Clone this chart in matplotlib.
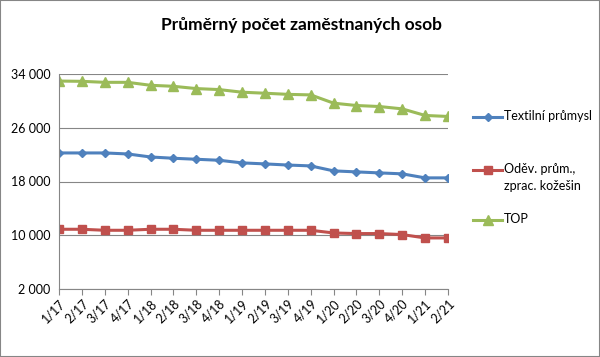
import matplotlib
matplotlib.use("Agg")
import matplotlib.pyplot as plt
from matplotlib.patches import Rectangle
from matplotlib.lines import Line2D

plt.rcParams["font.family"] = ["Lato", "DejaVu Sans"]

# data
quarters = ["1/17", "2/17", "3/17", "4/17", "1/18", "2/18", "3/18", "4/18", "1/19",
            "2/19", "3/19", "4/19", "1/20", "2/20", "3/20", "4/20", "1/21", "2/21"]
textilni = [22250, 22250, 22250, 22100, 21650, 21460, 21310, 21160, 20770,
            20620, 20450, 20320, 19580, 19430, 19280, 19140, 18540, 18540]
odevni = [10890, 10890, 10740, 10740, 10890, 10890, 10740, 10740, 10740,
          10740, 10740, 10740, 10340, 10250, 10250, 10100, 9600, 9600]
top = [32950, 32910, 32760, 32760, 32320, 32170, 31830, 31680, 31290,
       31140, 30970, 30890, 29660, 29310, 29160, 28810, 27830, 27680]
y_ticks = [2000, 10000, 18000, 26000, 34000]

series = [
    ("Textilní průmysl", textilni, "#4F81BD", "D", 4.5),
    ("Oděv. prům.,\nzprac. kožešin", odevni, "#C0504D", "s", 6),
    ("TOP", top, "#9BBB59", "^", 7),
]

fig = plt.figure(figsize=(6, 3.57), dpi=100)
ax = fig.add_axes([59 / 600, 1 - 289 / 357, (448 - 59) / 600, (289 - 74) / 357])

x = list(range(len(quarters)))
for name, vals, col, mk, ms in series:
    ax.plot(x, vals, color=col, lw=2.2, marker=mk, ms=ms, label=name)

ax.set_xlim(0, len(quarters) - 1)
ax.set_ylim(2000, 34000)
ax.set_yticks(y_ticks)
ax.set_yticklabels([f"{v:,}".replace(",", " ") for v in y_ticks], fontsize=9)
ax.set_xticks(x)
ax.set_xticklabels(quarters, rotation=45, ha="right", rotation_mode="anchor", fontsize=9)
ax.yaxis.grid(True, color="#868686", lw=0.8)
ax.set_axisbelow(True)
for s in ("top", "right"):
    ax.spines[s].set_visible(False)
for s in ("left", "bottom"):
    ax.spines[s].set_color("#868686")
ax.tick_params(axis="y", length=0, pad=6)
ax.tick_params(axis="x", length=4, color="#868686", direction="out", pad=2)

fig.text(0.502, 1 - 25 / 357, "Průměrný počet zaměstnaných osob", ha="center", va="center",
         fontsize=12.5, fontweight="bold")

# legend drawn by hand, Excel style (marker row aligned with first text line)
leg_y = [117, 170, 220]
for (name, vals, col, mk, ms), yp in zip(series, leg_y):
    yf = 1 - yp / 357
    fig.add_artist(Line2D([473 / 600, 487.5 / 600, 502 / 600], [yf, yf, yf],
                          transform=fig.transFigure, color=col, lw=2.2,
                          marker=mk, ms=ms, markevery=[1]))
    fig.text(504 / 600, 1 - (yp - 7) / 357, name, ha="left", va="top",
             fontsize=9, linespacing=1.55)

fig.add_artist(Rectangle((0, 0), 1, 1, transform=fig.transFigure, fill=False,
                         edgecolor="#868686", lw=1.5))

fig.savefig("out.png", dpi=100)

:::::

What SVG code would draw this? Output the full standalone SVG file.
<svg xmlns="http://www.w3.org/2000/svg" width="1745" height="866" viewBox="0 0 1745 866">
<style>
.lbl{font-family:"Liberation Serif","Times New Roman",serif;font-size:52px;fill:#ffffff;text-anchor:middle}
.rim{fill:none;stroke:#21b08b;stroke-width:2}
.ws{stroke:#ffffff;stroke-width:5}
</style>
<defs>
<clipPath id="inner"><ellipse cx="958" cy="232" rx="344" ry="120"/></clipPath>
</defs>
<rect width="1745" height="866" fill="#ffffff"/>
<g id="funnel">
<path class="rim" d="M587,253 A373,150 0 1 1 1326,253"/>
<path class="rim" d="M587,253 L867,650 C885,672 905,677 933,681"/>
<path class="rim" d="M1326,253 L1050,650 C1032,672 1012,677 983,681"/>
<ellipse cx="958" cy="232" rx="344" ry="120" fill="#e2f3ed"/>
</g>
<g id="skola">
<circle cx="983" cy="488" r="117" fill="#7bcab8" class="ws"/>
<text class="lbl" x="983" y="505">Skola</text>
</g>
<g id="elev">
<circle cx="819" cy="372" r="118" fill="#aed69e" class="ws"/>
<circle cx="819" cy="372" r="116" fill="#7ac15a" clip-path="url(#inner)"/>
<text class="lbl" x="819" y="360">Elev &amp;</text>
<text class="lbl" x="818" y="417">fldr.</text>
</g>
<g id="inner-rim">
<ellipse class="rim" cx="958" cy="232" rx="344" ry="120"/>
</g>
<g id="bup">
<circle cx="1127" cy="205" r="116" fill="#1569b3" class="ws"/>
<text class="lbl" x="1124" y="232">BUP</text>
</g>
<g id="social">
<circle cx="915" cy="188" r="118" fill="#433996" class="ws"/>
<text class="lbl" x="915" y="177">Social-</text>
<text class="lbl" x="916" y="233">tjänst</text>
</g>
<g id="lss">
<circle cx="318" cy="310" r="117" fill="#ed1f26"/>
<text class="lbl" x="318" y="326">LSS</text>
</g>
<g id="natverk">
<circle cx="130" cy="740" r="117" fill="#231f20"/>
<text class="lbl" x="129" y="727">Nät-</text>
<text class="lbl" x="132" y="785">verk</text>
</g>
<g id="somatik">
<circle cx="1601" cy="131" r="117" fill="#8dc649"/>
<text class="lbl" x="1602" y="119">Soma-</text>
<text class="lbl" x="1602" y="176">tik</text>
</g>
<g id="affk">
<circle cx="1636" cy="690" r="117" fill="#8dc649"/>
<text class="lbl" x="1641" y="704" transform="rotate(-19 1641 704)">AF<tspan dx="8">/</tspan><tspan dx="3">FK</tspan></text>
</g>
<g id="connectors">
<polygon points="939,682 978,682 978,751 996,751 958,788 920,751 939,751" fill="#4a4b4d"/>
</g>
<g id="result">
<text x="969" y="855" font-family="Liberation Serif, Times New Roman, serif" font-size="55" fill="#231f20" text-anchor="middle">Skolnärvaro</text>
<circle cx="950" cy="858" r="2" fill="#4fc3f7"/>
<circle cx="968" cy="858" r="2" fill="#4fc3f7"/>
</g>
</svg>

:::::

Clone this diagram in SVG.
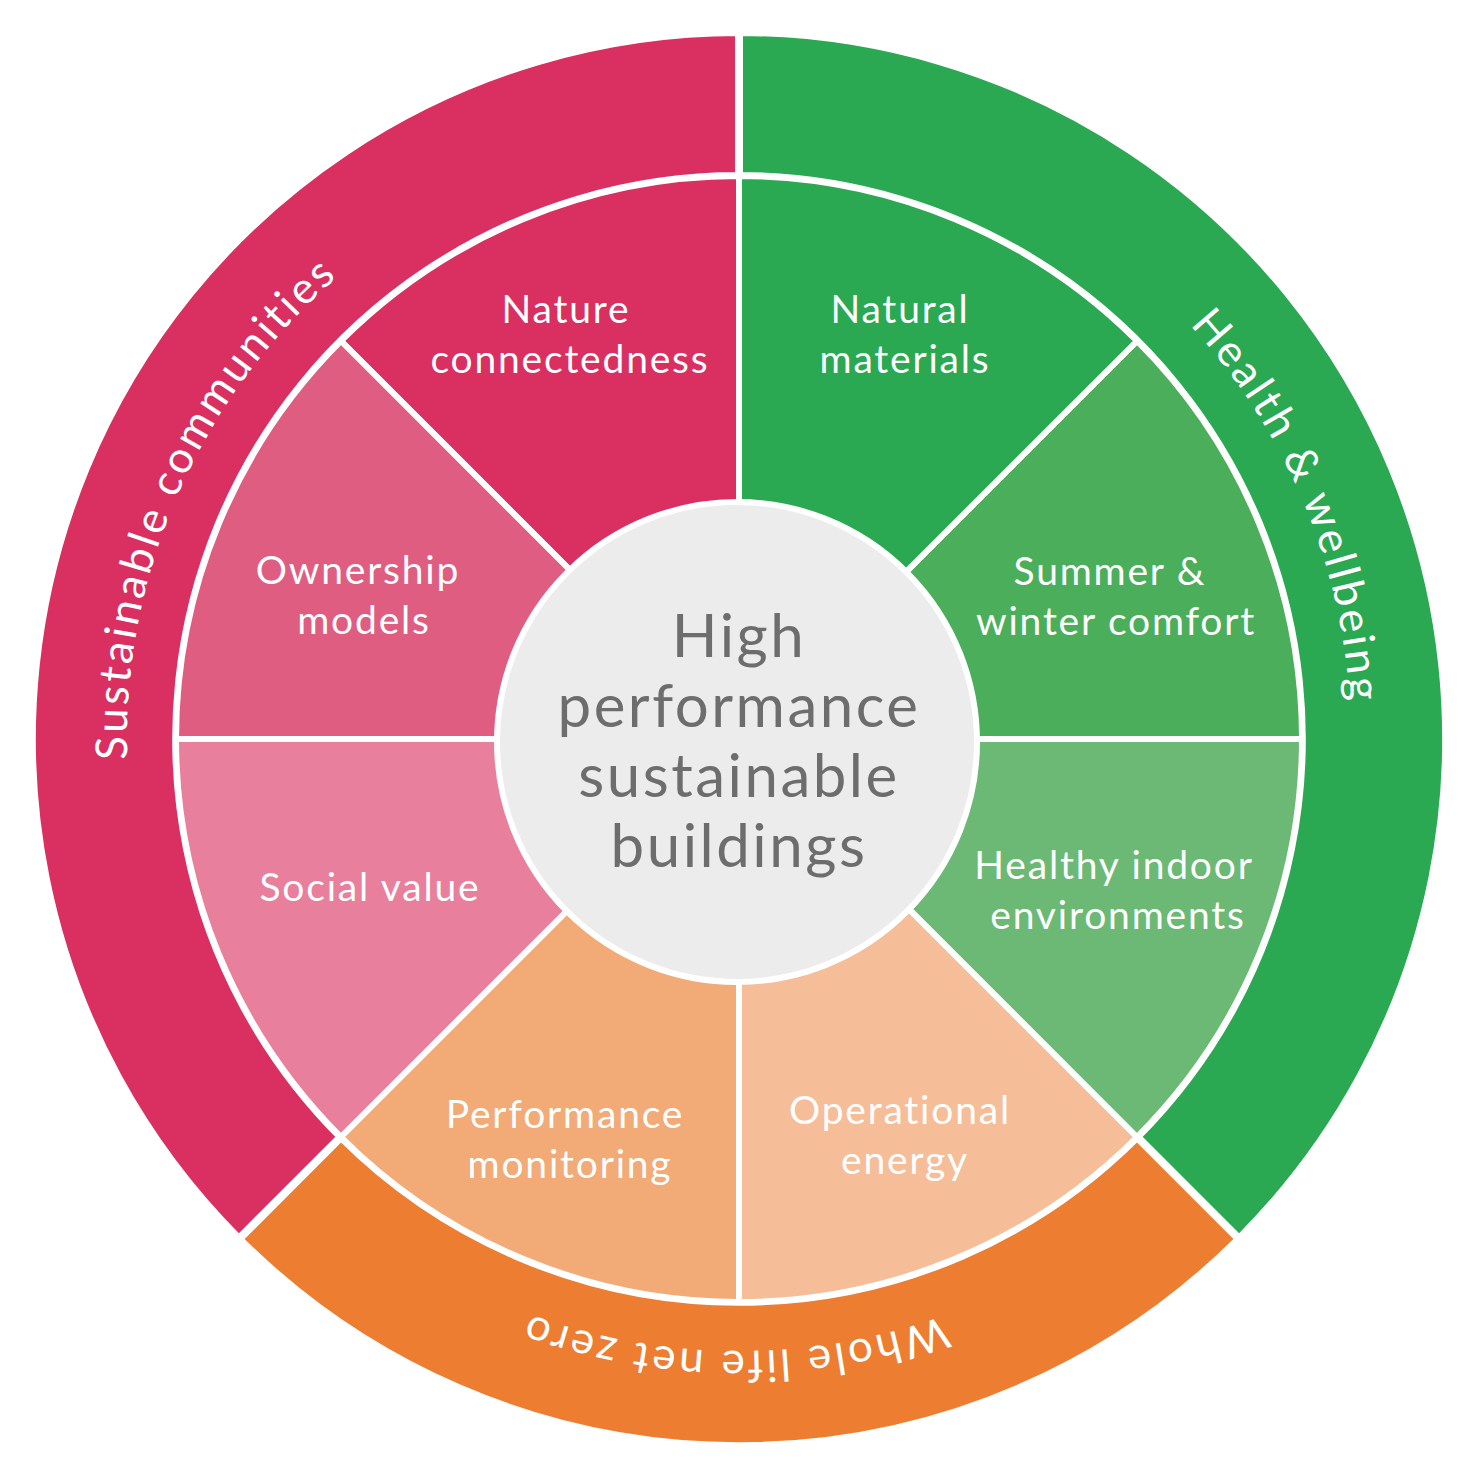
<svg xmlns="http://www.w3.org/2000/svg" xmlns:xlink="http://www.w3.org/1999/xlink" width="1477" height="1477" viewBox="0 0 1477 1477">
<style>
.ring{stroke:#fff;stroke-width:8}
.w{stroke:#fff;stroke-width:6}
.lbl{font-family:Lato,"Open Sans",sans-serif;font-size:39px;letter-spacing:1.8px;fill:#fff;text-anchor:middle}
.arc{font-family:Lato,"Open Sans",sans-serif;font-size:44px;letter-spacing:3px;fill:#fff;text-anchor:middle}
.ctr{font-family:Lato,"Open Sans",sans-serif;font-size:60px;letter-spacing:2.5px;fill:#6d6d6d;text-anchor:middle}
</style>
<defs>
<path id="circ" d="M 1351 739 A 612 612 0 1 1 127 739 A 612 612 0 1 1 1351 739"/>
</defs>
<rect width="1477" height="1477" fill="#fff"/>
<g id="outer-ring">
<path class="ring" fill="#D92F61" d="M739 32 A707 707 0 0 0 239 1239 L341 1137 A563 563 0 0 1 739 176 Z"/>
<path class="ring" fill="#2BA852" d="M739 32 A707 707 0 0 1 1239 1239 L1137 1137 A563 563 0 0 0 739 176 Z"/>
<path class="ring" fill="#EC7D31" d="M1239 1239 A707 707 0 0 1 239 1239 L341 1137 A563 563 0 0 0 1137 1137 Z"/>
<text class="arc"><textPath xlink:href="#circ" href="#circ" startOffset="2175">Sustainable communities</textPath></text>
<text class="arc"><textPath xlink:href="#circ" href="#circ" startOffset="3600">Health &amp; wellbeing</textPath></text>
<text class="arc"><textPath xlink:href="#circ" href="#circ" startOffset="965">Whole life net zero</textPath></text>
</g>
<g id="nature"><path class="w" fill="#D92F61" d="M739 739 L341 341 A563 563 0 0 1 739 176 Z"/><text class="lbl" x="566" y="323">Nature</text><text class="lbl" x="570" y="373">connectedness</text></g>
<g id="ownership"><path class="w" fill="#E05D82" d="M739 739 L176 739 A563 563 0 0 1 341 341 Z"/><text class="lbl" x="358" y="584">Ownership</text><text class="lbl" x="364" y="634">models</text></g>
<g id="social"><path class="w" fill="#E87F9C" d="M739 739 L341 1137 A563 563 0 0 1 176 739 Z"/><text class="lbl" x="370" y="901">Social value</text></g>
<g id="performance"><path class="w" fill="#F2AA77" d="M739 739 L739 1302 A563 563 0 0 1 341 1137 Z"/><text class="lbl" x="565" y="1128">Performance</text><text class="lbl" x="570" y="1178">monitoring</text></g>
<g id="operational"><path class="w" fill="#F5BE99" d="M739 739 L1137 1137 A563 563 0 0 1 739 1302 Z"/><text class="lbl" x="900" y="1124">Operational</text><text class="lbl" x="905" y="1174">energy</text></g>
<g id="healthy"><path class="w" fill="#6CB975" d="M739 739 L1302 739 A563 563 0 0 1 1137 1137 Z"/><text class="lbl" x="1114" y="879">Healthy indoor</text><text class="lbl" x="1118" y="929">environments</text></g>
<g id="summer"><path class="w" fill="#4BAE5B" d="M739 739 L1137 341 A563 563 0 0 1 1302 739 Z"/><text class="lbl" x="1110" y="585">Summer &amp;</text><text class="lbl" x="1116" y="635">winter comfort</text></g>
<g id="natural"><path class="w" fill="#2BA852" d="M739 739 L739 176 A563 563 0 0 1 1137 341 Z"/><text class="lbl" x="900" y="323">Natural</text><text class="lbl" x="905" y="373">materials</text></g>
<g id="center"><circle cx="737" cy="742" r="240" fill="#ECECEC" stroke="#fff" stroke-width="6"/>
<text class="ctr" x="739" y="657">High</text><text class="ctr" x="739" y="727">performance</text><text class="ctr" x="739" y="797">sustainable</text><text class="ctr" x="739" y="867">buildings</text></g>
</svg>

:::::

* GIVEN EXERCISE
Show the lines of the material that contain the word "chart".

* EXERCISE RESPONSE
Clone this chart in matplotlib.

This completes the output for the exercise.